* Records *
<<<<
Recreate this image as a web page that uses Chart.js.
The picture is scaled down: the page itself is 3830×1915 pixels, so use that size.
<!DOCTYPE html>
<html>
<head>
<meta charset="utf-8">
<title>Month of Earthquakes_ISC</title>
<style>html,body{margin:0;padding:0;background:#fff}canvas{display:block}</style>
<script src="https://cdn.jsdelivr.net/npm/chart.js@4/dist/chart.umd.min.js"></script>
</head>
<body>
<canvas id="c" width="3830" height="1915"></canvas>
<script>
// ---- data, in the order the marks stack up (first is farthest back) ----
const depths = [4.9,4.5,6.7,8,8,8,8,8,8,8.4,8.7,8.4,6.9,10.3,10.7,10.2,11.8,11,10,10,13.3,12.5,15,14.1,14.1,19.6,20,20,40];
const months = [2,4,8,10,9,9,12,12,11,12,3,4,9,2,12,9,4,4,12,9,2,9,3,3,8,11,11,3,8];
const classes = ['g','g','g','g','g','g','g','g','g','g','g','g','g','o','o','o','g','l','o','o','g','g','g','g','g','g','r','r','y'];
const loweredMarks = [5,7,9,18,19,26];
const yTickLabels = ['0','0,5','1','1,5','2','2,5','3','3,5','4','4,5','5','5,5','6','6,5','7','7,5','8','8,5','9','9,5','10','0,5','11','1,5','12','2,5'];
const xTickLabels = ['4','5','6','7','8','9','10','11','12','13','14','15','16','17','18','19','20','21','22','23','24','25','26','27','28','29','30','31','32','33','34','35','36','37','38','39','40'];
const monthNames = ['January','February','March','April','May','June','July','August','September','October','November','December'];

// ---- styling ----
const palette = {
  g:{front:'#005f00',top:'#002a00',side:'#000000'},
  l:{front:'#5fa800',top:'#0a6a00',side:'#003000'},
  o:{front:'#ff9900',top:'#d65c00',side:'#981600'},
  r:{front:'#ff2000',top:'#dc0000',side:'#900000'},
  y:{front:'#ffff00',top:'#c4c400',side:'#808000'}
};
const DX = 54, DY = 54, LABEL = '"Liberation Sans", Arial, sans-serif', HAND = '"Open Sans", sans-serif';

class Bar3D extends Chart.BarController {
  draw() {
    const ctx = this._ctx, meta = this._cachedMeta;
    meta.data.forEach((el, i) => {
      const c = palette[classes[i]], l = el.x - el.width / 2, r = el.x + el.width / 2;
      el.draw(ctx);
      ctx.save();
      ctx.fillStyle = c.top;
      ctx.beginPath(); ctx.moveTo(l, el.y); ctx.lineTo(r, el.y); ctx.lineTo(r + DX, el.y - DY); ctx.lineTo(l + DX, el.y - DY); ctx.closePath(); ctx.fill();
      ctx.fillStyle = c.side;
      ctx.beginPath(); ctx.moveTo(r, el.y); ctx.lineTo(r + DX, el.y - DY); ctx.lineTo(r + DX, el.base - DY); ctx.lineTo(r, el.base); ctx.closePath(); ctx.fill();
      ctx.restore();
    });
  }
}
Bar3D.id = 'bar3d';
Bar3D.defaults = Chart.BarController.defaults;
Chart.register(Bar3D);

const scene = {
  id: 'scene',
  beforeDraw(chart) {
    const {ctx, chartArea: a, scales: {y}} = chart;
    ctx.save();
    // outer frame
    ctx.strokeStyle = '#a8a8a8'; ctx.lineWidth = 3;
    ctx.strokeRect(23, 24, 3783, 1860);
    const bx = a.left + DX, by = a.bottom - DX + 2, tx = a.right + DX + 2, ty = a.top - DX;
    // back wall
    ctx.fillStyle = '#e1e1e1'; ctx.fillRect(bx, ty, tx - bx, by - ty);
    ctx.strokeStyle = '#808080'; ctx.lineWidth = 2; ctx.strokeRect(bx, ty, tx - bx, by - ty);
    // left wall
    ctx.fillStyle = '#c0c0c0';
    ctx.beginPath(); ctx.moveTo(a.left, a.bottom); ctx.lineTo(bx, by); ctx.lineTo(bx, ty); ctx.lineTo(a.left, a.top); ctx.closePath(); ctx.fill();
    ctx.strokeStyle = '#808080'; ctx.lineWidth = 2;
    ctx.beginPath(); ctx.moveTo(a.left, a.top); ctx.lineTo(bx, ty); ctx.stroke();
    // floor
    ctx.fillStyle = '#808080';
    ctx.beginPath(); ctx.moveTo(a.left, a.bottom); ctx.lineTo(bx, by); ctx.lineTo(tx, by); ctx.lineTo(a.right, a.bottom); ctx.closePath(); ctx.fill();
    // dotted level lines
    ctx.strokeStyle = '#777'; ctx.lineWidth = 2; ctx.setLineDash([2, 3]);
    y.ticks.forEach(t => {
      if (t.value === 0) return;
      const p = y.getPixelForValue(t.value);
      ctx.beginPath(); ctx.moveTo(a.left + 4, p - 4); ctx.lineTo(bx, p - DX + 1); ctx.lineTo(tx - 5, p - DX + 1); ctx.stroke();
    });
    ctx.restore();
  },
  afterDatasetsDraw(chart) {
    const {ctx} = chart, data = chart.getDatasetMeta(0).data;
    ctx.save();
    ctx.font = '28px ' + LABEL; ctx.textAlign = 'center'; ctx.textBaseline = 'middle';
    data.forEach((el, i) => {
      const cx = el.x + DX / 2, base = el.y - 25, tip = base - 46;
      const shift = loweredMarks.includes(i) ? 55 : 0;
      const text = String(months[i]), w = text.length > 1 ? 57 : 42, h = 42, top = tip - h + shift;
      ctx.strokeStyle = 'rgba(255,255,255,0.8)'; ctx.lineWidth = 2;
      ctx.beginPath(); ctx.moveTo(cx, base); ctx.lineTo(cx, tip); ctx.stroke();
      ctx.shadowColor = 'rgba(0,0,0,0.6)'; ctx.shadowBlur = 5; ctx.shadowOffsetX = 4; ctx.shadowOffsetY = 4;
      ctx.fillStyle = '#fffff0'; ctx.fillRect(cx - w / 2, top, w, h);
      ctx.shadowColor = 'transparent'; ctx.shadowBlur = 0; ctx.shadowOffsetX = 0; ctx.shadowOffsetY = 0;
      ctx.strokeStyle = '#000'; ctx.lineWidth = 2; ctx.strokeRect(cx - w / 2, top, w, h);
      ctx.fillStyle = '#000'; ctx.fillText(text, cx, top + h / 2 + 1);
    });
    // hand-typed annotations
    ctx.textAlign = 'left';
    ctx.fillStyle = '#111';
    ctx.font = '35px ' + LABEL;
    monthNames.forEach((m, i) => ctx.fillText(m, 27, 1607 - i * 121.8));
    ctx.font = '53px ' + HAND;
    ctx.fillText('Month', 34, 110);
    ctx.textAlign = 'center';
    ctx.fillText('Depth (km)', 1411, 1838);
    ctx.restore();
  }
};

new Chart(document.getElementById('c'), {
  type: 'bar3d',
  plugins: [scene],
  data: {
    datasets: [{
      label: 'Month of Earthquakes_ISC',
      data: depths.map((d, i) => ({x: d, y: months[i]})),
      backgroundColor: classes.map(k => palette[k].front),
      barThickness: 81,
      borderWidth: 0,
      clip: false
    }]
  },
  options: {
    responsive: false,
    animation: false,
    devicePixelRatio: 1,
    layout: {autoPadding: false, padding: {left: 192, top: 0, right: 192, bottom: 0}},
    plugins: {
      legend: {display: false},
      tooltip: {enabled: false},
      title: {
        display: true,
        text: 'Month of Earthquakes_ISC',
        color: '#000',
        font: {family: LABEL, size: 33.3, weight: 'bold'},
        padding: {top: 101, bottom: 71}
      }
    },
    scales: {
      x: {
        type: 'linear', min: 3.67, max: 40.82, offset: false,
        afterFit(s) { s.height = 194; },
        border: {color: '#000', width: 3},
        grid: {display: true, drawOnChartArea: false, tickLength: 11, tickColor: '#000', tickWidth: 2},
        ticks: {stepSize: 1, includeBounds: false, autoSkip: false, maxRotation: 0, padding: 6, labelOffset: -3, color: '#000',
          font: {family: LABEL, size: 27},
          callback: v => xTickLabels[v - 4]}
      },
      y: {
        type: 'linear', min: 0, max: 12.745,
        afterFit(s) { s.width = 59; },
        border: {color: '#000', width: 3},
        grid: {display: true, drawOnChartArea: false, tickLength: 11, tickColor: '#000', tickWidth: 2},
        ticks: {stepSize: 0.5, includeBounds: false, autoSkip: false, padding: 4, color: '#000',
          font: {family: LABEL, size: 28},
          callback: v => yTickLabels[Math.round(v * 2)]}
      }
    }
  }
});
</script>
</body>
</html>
>>>>
<<<<
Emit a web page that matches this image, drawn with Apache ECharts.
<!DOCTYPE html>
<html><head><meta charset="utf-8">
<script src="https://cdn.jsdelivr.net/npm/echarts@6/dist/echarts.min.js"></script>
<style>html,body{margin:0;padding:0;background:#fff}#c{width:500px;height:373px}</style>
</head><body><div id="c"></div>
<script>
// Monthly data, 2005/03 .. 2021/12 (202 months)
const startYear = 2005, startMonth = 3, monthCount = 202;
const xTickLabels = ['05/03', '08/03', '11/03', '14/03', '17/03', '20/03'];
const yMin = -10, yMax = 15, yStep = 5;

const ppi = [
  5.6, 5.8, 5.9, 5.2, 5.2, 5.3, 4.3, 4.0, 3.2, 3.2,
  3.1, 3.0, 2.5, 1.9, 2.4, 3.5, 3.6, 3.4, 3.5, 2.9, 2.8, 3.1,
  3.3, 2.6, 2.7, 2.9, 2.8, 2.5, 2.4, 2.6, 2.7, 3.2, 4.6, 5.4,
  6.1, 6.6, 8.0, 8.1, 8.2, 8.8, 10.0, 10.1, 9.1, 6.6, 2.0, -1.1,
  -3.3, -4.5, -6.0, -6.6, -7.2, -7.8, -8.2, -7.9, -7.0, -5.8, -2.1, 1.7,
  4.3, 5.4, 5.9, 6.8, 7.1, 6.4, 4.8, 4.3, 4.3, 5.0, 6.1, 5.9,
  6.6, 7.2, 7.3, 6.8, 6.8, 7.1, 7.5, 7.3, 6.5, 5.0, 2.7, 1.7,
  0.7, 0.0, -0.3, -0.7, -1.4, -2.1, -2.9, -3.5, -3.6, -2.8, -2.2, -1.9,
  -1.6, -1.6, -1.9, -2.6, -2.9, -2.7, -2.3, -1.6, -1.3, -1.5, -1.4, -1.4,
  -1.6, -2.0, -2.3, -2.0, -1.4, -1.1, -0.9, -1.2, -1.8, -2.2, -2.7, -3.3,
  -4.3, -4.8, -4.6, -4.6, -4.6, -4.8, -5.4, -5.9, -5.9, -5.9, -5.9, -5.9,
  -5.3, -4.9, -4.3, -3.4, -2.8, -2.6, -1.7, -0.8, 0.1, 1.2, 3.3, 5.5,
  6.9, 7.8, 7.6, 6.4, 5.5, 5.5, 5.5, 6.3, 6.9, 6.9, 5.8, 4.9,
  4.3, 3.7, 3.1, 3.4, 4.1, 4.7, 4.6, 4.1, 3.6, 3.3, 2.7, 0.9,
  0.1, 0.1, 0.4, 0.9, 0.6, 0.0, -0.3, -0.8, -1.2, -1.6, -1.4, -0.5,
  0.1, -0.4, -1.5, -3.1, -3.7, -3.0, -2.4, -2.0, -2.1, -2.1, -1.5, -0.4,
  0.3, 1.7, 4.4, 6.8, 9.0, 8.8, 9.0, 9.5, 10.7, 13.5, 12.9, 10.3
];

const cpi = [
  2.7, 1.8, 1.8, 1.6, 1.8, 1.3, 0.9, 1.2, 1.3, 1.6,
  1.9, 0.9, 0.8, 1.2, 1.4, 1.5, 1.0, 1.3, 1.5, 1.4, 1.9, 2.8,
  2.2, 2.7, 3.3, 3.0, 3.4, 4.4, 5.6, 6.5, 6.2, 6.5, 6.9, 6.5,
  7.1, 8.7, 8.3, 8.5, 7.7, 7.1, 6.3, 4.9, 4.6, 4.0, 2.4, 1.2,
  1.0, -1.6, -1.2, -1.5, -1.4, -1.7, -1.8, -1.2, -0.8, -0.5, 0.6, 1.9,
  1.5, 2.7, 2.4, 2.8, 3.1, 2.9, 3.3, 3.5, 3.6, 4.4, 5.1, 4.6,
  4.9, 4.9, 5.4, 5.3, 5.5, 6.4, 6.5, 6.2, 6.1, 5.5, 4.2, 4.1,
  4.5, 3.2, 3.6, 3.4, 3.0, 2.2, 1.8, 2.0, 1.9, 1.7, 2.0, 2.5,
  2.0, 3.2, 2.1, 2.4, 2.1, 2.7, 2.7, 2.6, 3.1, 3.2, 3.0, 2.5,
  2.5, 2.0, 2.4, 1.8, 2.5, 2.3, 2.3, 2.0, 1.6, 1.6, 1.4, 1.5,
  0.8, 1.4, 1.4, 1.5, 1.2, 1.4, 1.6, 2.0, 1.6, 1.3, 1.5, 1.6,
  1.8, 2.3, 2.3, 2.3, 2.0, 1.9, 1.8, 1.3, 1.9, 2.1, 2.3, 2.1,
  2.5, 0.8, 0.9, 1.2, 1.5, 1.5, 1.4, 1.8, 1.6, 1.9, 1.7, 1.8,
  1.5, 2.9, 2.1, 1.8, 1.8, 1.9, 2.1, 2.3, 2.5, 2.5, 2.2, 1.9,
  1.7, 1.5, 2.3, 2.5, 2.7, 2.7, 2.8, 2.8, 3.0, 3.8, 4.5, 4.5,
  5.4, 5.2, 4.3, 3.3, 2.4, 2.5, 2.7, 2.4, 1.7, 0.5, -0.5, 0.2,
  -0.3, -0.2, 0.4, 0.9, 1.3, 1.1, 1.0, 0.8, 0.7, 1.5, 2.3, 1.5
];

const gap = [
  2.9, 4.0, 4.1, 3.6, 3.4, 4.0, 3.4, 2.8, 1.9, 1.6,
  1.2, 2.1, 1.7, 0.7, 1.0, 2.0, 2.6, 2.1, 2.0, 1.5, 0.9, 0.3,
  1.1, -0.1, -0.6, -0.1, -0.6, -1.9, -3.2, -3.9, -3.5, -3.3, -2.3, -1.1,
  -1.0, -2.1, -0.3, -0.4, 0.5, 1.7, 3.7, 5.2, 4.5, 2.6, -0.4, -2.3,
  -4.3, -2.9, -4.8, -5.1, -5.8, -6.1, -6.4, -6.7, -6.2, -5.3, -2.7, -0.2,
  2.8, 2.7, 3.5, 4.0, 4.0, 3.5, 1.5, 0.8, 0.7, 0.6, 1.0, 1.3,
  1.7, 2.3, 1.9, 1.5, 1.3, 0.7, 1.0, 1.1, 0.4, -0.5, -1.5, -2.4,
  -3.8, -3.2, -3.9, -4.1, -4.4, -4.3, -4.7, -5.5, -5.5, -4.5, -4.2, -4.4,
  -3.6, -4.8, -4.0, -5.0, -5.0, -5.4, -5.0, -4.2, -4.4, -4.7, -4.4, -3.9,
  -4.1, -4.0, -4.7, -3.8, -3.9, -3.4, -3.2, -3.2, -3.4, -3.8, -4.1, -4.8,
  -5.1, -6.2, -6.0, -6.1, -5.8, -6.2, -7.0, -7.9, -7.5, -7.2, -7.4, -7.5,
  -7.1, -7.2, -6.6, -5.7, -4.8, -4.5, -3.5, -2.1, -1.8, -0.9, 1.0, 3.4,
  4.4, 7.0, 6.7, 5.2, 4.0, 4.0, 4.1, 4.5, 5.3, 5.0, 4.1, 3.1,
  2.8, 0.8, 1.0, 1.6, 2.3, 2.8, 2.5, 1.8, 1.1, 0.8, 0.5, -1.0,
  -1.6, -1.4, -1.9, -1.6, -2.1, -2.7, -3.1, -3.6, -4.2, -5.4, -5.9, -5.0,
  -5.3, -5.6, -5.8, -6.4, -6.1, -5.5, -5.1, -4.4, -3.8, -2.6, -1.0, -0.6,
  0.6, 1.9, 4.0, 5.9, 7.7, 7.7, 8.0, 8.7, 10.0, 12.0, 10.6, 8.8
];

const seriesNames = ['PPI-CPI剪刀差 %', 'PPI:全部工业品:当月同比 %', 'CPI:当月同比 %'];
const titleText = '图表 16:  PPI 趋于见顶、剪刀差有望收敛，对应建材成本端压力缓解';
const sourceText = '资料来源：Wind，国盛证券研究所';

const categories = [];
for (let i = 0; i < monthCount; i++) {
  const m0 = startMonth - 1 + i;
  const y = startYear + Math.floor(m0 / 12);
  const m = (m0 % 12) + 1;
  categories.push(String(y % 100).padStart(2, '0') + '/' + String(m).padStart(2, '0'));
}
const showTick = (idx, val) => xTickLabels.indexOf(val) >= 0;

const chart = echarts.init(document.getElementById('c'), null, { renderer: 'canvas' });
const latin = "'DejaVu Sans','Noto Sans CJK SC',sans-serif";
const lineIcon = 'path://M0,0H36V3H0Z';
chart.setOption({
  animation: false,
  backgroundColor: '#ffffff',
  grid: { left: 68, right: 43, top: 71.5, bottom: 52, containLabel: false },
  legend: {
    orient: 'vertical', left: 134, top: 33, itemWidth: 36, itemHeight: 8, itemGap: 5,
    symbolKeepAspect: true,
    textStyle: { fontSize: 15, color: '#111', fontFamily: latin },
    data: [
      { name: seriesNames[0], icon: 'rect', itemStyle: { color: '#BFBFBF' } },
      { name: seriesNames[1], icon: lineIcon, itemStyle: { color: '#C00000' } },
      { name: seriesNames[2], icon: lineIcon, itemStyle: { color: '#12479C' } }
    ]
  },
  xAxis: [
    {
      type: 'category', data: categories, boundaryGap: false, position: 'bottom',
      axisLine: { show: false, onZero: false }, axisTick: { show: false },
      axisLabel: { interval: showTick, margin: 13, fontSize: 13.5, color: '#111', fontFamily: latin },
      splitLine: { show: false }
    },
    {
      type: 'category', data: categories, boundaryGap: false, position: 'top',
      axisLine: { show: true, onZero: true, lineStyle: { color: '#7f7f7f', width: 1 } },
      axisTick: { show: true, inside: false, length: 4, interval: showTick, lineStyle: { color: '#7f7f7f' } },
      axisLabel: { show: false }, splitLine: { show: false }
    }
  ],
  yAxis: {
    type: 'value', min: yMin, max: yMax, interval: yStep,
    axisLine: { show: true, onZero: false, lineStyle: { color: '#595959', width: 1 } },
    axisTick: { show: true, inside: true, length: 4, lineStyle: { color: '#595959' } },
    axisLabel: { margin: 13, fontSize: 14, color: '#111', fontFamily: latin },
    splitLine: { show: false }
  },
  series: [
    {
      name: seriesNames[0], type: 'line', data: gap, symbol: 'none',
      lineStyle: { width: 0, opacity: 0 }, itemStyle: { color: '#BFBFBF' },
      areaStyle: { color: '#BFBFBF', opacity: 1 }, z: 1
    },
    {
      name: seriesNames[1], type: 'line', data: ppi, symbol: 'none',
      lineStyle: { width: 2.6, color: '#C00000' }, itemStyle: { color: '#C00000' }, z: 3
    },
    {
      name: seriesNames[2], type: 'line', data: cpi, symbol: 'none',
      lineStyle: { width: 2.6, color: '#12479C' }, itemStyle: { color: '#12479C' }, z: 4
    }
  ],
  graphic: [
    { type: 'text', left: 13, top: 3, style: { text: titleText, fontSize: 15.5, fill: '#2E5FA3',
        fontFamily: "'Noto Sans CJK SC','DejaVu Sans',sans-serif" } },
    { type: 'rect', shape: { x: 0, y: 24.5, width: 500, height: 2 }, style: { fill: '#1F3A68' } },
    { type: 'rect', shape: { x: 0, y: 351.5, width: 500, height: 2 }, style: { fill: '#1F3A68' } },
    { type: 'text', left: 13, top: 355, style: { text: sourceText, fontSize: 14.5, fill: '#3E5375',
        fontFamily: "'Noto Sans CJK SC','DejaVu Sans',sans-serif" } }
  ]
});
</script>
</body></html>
>>>>
* Exercise aim *
From the data above, pick out each line containing "image" and copy it.

* Exercise output *
Recreate this image as a web page that uses Chart.js.
Emit a web page that matches this image, drawn with Apache ECharts.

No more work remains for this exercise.